Prompt
Your task is to give the number of lines in the listing that include "chart", and nothing else.

++++++++++++++++++++

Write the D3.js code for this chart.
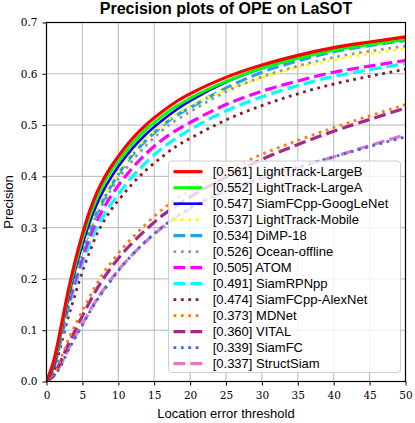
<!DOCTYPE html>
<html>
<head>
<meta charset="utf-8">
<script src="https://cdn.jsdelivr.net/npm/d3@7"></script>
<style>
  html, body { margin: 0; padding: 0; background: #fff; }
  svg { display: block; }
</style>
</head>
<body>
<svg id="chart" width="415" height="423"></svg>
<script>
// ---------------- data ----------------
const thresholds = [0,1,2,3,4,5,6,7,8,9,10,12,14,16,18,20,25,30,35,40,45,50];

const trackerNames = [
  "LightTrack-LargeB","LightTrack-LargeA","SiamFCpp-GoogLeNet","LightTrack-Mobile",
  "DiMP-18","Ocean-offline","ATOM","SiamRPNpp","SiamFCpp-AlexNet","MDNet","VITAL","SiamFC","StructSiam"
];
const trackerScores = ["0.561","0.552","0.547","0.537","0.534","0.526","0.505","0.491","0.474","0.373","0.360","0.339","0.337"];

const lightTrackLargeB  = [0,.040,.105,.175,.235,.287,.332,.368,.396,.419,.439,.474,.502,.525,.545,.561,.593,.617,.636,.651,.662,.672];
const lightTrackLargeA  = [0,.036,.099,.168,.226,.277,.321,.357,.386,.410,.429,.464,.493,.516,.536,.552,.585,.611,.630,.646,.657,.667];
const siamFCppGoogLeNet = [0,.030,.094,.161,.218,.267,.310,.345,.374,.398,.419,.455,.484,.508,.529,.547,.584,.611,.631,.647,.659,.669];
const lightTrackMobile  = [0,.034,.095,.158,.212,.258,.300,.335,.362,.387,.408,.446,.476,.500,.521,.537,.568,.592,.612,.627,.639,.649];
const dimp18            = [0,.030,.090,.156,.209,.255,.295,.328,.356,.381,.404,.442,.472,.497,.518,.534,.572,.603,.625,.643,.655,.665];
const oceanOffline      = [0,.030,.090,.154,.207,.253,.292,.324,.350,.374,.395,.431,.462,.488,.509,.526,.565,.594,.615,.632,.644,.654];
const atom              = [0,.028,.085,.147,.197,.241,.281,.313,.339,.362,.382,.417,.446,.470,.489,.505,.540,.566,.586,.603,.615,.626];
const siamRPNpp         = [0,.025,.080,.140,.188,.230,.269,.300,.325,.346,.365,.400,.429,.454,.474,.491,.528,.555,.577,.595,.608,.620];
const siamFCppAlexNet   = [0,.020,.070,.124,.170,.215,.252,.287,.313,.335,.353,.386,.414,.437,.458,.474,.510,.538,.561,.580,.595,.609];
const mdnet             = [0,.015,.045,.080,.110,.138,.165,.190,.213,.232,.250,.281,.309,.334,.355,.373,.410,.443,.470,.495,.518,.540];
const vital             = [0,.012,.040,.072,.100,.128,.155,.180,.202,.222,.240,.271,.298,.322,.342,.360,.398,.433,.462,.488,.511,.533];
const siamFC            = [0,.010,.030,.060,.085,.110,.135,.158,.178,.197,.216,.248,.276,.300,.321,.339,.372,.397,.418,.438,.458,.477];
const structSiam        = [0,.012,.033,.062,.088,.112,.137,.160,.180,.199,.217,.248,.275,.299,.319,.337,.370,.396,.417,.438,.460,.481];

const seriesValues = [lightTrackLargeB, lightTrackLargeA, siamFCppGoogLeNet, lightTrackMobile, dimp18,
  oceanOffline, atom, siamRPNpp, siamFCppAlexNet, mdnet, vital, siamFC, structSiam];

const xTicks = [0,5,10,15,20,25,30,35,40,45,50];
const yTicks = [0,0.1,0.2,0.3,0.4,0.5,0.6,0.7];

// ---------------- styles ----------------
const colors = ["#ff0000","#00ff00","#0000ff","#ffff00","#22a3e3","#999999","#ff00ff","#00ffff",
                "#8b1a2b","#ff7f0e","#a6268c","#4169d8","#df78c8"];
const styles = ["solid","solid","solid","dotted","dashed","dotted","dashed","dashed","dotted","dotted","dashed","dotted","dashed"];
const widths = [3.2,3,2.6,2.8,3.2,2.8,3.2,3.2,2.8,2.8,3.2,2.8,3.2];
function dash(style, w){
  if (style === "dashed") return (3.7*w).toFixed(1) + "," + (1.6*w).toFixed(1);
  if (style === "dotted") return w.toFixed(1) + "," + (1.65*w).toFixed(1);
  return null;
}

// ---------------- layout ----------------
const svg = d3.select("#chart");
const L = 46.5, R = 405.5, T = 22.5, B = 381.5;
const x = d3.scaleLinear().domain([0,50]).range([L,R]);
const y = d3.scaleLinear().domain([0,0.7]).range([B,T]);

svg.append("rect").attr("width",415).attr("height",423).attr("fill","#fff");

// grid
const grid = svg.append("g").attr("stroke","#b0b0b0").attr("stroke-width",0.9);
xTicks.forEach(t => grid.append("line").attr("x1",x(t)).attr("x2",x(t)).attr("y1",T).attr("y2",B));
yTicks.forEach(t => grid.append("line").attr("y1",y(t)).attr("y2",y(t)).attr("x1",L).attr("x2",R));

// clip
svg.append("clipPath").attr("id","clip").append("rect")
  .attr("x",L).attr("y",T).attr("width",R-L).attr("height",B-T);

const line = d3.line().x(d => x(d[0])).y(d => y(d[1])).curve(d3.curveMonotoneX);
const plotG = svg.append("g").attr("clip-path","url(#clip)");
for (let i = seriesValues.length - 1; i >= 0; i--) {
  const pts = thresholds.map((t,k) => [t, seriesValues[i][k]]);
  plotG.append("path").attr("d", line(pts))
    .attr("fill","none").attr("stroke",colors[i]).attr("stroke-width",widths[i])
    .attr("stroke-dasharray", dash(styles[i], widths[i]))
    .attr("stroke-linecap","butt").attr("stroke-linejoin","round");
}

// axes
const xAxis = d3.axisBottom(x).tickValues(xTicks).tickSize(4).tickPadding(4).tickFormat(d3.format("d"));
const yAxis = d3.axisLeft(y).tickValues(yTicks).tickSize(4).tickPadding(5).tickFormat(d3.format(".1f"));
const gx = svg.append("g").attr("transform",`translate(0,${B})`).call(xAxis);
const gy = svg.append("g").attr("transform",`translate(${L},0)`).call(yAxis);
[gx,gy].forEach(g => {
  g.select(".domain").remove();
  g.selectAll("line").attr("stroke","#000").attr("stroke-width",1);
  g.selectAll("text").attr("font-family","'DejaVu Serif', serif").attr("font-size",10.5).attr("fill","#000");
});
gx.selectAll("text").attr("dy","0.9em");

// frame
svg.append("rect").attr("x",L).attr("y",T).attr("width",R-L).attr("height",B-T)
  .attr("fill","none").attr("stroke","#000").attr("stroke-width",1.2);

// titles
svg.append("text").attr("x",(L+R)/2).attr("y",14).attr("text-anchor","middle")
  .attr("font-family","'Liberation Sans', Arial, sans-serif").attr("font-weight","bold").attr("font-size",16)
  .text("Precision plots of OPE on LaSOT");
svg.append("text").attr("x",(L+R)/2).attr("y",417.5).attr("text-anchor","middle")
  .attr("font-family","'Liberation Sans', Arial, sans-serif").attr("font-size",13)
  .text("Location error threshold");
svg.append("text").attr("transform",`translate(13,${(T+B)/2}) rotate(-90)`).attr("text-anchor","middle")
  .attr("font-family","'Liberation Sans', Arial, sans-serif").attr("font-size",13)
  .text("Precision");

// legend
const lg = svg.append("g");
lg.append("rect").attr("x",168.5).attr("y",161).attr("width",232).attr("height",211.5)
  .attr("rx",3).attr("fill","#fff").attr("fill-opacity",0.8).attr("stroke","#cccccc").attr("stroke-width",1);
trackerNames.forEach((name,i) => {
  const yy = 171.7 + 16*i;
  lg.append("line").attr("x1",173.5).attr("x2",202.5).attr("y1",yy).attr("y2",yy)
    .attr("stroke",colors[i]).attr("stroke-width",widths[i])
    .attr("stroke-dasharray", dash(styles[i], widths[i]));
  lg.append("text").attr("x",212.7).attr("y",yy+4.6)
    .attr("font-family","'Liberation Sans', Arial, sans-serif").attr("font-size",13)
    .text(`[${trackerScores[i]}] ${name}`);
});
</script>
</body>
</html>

++++++++++++++++++++

Answer to this problem
3